**Source material**

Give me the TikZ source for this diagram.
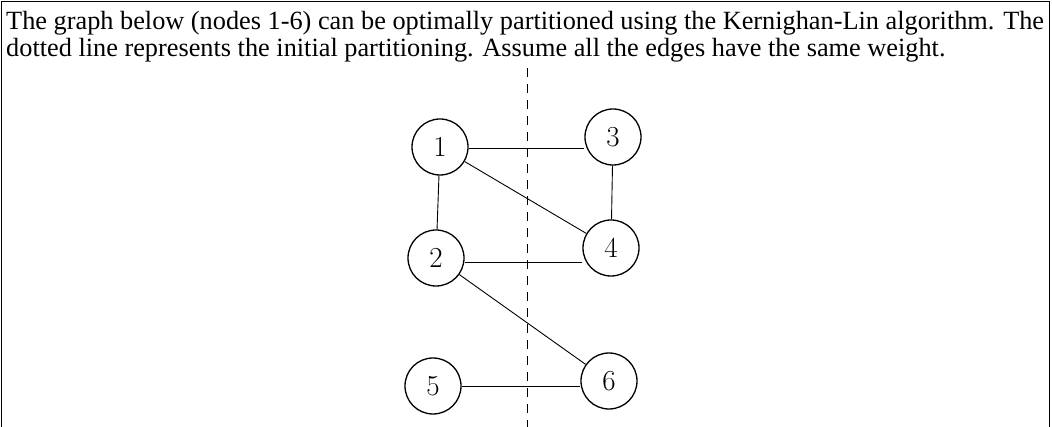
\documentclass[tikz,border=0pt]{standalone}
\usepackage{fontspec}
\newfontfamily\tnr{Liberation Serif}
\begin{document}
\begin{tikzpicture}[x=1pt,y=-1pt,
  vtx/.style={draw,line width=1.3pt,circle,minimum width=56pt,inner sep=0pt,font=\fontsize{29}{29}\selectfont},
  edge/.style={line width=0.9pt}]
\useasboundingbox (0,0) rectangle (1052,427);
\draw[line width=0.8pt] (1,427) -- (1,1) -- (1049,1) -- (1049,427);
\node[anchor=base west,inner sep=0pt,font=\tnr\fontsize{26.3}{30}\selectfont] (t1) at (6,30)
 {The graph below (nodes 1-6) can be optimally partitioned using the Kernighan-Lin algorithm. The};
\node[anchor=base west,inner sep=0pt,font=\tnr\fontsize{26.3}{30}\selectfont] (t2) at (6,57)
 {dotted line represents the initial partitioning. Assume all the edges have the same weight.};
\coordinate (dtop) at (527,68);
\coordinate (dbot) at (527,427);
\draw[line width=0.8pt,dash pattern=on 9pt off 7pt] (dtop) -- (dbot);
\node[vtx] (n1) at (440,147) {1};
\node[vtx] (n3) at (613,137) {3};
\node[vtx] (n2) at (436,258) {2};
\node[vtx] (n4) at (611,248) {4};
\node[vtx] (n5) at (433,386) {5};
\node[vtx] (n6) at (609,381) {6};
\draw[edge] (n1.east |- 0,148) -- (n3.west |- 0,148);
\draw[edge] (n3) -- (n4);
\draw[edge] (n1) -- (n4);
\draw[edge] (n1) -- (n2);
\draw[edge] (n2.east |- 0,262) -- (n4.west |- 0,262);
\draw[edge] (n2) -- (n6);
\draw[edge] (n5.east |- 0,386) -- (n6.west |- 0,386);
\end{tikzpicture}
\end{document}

**Requirements**
Return the whole listing, word for word, and leave out every picture.

**The result**
Give me the TikZ source for this diagram.
\documentclass[tikz,border=0pt]{standalone}
\usepackage{fontspec}
\newfontfamily\tnr{Liberation Serif}
\begin{document}
\begin{tikzpicture}[x=1pt,y=-1pt,
  vtx/.style={draw,line width=1.3pt,circle,minimum width=56pt,inner sep=0pt,font=\fontsize{29}{29}\selectfont},
  edge/.style={line width=0.9pt}]
\useasboundingbox (0,0) rectangle (1052,427);
\draw[line width=0.8pt] (1,427) -- (1,1) -- (1049,1) -- (1049,427);
\node[anchor=base west,inner sep=0pt,font=\tnr\fontsize{26.3}{30}\selectfont] (t1) at (6,30)
 {The graph below (nodes 1-6) can be optimally partitioned using the Kernighan-Lin algorithm. The};
\node[anchor=base west,inner sep=0pt,font=\tnr\fontsize{26.3}{30}\selectfont] (t2) at (6,57)
 {dotted line represents the initial partitioning. Assume all the edges have the same weight.};
\coordinate (dtop) at (527,68);
\coordinate (dbot) at (527,427);
\draw[line width=0.8pt,dash pattern=on 9pt off 7pt] (dtop) -- (dbot);
\node[vtx] (n1) at (440,147) {1};
\node[vtx] (n3) at (613,137) {3};
\node[vtx] (n2) at (436,258) {2};
\node[vtx] (n4) at (611,248) {4};
\node[vtx] (n5) at (433,386) {5};
\node[vtx] (n6) at (609,381) {6};
\draw[edge] (n1.east |- 0,148) -- (n3.west |- 0,148);
\draw[edge] (n3) -- (n4);
\draw[edge] (n1) -- (n4);
\draw[edge] (n1) -- (n2);
\draw[edge] (n2.east |- 0,262) -- (n4.west |- 0,262);
\draw[edge] (n2) -- (n6);
\draw[edge] (n5.east |- 0,386) -- (n6.west |- 0,386);
\end{tikzpicture}
\end{document}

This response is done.